I have a mesh, and an array of points. I want to calculate, for each vertex, the index of the closest point in the array. I have a routine that works:
for (int i=0;i<vertexPositions.Length;i++)
{
float minDist = 100000.0f;
int index=0;
float dist;
for (int a=0;a<pointPositions.Length;a++)
{
dist = (vertexPositions[i] - pointPositions[a]).sqrMagnitude;
if (dist<minDist)
{
minDist = dist;
index = a;
}
}
vertexParameter[i] = index;
}
The vertexParameter array contains the desired result. This routine is very slow if there are many vertices, so I wanted to make a Compute Shader that does the exact same thing. But I'm a beginner at Compute Shaders…
This is my Compute Shader code:
#pragma kernel ClosestPoint
struct vertexData
{
float3 position;
int parameter;
};
struct pointData
{
float3 position;
float parameter;
};
RWStructuredBuffer<vertexData> vertex;
StructuredBuffer<pointData> point;
[numthreads(32, 1, 1)]
void ClosestPoint(uint3 id : SV_DispatchThreadID)
{
int index;
float dist;
float minDist = 1000.0f;
for (uint i = 0; i < point.Length; i++)
{
dist = distance(point[i].position, vertex[id.x].position);
if (dist < minDist)
{
minDist = dist;
index = i;
}
}
vertex[id.x].parameter = index;
}
I don't know why, but this code gives erroneous results. The results change if I modify the ThreadGroups in the Dispatch call, so I suppose it might be due to some synchronization issues…?
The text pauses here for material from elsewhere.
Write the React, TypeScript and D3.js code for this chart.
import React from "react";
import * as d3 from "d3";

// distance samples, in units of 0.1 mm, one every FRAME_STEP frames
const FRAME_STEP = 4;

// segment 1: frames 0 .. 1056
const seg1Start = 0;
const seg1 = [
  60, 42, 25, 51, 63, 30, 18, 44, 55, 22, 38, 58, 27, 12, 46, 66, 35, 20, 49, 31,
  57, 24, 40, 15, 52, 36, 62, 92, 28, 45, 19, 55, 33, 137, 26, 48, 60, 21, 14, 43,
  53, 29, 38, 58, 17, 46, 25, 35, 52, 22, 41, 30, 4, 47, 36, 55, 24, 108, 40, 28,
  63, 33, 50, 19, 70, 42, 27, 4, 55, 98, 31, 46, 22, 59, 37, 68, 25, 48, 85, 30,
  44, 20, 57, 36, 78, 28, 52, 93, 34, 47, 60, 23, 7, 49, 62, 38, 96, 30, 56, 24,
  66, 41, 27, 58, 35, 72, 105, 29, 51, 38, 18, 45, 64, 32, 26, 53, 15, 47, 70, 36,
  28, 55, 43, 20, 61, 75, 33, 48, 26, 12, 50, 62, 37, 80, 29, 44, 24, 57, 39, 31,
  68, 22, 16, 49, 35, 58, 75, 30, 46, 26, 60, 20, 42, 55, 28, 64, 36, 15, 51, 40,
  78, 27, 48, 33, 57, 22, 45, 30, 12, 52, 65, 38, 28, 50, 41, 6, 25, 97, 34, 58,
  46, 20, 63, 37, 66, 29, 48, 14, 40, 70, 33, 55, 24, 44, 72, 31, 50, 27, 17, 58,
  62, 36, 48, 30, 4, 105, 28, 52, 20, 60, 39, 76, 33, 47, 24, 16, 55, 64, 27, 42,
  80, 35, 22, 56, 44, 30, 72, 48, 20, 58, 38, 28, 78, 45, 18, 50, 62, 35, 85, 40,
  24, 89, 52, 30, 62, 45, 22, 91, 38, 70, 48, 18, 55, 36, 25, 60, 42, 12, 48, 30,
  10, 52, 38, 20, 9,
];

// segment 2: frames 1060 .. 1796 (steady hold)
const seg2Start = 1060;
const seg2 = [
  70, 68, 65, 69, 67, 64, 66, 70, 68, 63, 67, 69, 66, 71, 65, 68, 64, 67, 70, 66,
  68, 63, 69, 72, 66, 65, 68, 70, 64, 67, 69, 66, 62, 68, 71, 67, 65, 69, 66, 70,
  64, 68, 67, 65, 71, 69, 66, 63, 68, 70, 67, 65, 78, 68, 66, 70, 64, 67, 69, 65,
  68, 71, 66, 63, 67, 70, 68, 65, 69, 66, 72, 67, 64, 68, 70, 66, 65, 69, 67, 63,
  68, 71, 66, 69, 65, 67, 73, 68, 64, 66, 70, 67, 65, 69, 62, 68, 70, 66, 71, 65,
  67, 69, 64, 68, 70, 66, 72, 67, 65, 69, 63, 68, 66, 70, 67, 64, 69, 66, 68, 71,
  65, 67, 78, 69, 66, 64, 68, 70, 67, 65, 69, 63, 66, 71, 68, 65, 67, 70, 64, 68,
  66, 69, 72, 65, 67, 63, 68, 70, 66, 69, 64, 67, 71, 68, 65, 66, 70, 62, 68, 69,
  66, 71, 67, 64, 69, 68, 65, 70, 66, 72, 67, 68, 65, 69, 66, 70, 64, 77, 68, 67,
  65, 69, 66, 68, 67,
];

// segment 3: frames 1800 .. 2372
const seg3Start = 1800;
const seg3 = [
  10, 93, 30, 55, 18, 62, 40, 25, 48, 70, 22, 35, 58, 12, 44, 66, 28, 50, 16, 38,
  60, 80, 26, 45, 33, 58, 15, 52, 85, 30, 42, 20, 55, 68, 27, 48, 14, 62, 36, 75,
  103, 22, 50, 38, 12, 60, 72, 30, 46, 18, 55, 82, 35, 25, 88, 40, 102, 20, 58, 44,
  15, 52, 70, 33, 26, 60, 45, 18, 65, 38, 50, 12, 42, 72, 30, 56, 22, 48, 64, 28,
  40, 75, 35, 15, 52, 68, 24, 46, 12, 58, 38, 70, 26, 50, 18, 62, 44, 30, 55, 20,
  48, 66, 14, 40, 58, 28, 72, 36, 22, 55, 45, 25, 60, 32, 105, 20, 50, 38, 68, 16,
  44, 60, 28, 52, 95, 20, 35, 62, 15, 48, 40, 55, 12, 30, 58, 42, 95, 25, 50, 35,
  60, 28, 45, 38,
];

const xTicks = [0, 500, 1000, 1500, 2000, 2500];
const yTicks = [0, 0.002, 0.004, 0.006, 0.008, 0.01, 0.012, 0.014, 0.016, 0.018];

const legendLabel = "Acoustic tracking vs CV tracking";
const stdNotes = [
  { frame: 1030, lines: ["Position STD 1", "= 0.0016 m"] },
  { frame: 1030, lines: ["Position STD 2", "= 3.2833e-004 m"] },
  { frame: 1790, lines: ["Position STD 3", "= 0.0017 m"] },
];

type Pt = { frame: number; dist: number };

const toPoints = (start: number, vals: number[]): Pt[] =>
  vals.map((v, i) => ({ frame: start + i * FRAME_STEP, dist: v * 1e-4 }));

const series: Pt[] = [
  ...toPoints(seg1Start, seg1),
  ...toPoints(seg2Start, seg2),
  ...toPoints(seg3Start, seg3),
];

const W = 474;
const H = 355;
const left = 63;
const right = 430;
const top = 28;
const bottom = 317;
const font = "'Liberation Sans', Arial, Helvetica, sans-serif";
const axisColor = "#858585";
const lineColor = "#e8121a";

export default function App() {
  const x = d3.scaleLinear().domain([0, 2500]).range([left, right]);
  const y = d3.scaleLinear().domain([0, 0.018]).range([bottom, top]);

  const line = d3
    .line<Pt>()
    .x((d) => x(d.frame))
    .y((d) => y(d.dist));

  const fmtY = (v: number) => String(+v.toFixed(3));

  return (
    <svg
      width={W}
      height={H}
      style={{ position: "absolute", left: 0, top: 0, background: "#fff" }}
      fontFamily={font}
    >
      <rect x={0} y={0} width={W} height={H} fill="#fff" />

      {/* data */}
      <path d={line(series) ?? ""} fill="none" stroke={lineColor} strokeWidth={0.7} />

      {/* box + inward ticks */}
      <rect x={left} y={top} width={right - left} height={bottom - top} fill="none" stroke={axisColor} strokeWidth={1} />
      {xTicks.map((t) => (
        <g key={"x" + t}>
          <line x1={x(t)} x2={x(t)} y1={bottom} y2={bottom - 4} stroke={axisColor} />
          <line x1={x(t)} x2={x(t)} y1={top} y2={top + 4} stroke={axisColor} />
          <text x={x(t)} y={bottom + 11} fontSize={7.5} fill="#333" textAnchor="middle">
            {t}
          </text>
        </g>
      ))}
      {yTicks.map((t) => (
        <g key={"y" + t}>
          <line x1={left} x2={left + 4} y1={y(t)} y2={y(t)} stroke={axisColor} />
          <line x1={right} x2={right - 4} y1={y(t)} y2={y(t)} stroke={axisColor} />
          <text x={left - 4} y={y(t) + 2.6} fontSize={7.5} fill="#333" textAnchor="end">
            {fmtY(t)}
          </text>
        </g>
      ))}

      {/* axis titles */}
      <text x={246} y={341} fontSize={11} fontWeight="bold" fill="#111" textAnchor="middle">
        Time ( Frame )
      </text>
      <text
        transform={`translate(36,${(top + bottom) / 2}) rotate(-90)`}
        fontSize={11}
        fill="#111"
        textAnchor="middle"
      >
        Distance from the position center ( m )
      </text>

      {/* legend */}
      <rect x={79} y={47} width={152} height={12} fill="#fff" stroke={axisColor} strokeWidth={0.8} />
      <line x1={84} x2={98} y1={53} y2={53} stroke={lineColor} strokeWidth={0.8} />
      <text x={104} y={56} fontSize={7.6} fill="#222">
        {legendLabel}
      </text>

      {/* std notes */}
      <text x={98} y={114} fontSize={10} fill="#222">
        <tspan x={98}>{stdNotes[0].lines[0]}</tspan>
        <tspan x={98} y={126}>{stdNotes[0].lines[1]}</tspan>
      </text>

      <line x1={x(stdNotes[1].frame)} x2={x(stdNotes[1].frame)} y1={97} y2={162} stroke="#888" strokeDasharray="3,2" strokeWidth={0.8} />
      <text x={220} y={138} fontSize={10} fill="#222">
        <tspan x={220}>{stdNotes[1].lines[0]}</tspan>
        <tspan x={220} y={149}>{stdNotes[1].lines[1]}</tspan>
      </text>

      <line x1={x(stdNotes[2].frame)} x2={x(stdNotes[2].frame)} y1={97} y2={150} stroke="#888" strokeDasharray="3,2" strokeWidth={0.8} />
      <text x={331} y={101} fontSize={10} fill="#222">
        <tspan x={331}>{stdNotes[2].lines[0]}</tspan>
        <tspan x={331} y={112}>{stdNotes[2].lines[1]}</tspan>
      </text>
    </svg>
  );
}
In case it's needed, this is the script code that calls the shader:
vertex = new ComputeBuffer(vertices.Length, System.Runtime.InteropServices.Marshal.SizeOf(typeof(vertexData)));
vertex.SetData(vertices);
point= new ComputeBuffer(points.Length, System.Runtime.InteropServices.Marshal.SizeOf(typeof(pointData)));
point.SetData(points);
shader.SetBuffer(kernelHandle, "vertex", vertex);
shader.SetBuffer(kernelHandle, "point", point);
shader.Dispatch(kernelHandle, 1, 1, 1);
vertex.GetData(vertices);
for (int i = 0; i < vertexParameter.Length; i++)
{
vertexParameter[i] = vertices[i].parameter;
}
vertex.Release();
point.Release();
I believe that you're mistaken in the relation between threadGroups in your Dispatch() call, and [numthreads()] in your kernel specification.
The result of shader.Dispatch(kernelHandle, vertices.Length, 1, 1); combined with [numthreads(32,1,1)] is not "many thread groups all with a single thread", it is vertices.Length thread groups, all with 32 threads.
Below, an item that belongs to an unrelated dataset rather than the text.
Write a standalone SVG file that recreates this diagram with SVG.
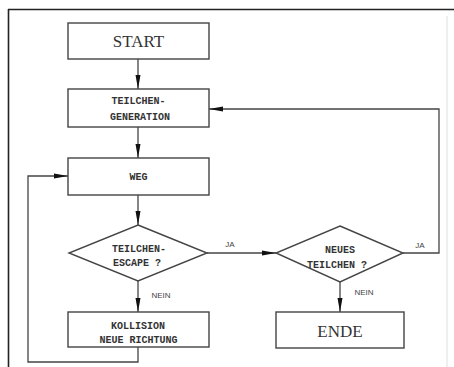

Your kernel will thus be invoked 32*vertices.Length times, with id.x growing commensurately... you get the correct result with the code from your comment because whatever happens when you try to read and write vertex[id.x] after id.x has gone out of bounds, it doesn't alter the fact that you have by then already computed all of the correct results and stored them in the appropriate place.
What you need to do then in order not to waste time, is set threadGroupsX in your Dispatch() to ceil(vertices.Length/32) (pseudocode).
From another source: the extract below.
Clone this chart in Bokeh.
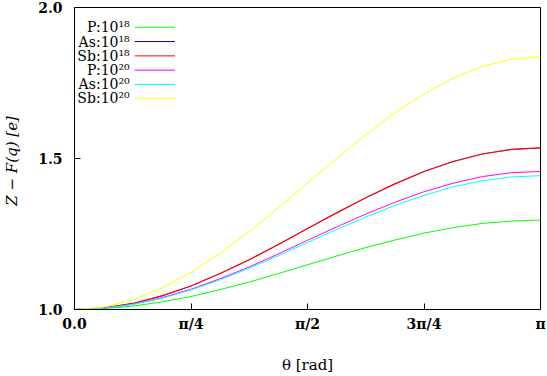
import numpy as np
from bokeh.plotting import figure
from bokeh.models import Range1d, FixedTicker
from bokeh.core.properties import value
from bokeh.embed import file_html
from bokeh.resources import INLINE

# angle samples (fractions of pi)
theta_frac = [k / 16 for k in range(17)]
theta = [f * np.pi for f in theta_frac]

P18 = [1.000, 1.003, 1.011, 1.025, 1.043, 1.066, 1.091, 1.119, 1.148, 1.177, 1.205, 1.230, 1.253, 1.271, 1.285, 1.293, 1.296]
As18 = [1.000, 1.005, 1.020, 1.045, 1.078, 1.119, 1.165, 1.215, 1.268, 1.320, 1.370, 1.416, 1.457, 1.490, 1.515, 1.530, 1.535]
Sb18 = [1.000, 1.005, 1.020, 1.045, 1.078, 1.119, 1.165, 1.215, 1.268, 1.320, 1.370, 1.416, 1.457, 1.490, 1.515, 1.530, 1.535]
P20 = [1.000, 1.004, 1.017, 1.039, 1.067, 1.102, 1.141, 1.184, 1.229, 1.273, 1.316, 1.355, 1.390, 1.418, 1.440, 1.453, 1.457]
As20 = [1.000, 1.004, 1.017, 1.037, 1.065, 1.098, 1.137, 1.178, 1.222, 1.265, 1.306, 1.345, 1.378, 1.406, 1.426, 1.439, 1.443]
Sb20 = [1.000, 1.008, 1.032, 1.071, 1.123, 1.186, 1.258, 1.337, 1.419, 1.500, 1.579, 1.651, 1.714, 1.766, 1.805, 1.829, 1.837]

series_labels = ["P:10¹⁸", "As:10¹⁸", "Sb:10¹⁸", "P:10²⁰", "As:10²⁰", "Sb:10²⁰"]
series_values = [P18, As18, Sb18, P20, As20, Sb20]
series_colors = ["#00ff00", "#0000c8", "#ff0000", "#ff00ff", "#00ffff", "#ffff00"]
series_widths = [1, 0.6, 1.2, 1, 1, 1]

x_ticks = [0, np.pi / 4, np.pi / 2, 3 * np.pi / 4, np.pi]
x_tick_labels = ["0.0", "π/4", "π/2", "3π/4", "π"]
y_ticks = [1.0, 1.5, 2.0]
y_tick_labels = ["1.0", "1.5", "2.0"]

W, H = 547, 376
L, R, T, B = 67, 7, 7, 63
FW, FH = W - L - R, H - T - B

p = figure(width=W, height=H, output_backend="svg", toolbar_location=None,
           x_range=Range1d(0, np.pi), y_range=Range1d(1.0, 2.0),
           min_border_left=L, min_border_right=R, min_border_top=T, min_border_bottom=B)
p.grid.visible = False
p.outline_line_color = "black"
p.outline_line_width = 1
p.background_fill_color = "white"
p.border_fill_color = "white"

font = "DejaVu Serif"
p.xaxis.ticker = FixedTicker(ticks=x_ticks)
p.xaxis.major_label_overrides = {t: s for t, s in zip(x_ticks, x_tick_labels)}
p.yaxis.ticker = FixedTicker(ticks=y_ticks)
p.yaxis.major_label_overrides = {t: s for t, s in zip(y_ticks, y_tick_labels)}
for ax in (p.xaxis[0], p.yaxis[0]):
    ax.major_tick_in = 6
    ax.major_tick_out = 0
    ax.minor_tick_in = 0
    ax.minor_tick_out = 0
    ax.axis_line_color = "black"
    ax.major_tick_line_color = "black"
    ax.major_label_text_font = font
    ax.major_label_text_font_style = "bold"
    ax.major_label_text_font_size = "14px"
    ax.major_label_text_color = "black"
    ax.axis_label_text_font = font
    ax.axis_label_text_font_size = "15px"
    ax.axis_label_text_color = "black"
p.xaxis.axis_label_text_font_style = "normal"
p.yaxis.axis_label_text_font_style = "italic"
p.xaxis.major_label_standoff = 6
p.yaxis.major_label_standoff = 12
p.xaxis.axis_label = "θ [rad]"
p.yaxis.axis_label = "Z − F(q)  [e]"
p.xaxis.axis_label_standoff = 21
p.yaxis.axis_label_standoff = 14

for vals, col, lw in zip(series_values, series_colors, series_widths):
    p.line(theta, vals, line_color=col, line_width=lw)

# legend (label then sample line), placed in pixel positions converted to data
def dx(px):
    return (px - L) / FW * np.pi

def dy(py):
    return 1.0 + (T + FH - py) / FH

leg_y = [27, 41.5, 56, 70.5, 85, 99]
for lab, col, yy in zip(series_labels, series_colors, leg_y):
    p.text(x=[dx(123)], y=[dy(yy)], text=[lab], text_align="right", text_baseline="middle",
           text_font=value(font), text_font_size="14px", text_color="black")
    p.segment(x0=[dx(128)], y0=[dy(yy)], x1=[dx(169)], y1=[dy(yy)], line_color=col, line_width=1)

open("out.html", "w").write(file_html(p, INLINE))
You could also add something like
if (id.x >= vertexLength) return;
in your kernel (because unless you happen to have a multiple of 32 vertices, some threads will be out of bounds)... but actually, that probably wouldn't help with anything in terms of performance or safety; the reads and writes outside of vertices.Length will be essentially no-ops, while the extra branching in the kernel could incur a cost. I imagine it probably is insignificant either way in this case, and perhaps having a statement like that can make the logic clearer for human readers... but it does mean the extra boilerplate of passing in an extra uniform.
Incidentally, you may also want to use an ASyncGPUReadbackRequest to avoid stalling your code on vertex.GetData(vertices); if that makes sense in your application. You might have written it that way in the question for brevity (which as you may notice is not always my strong point).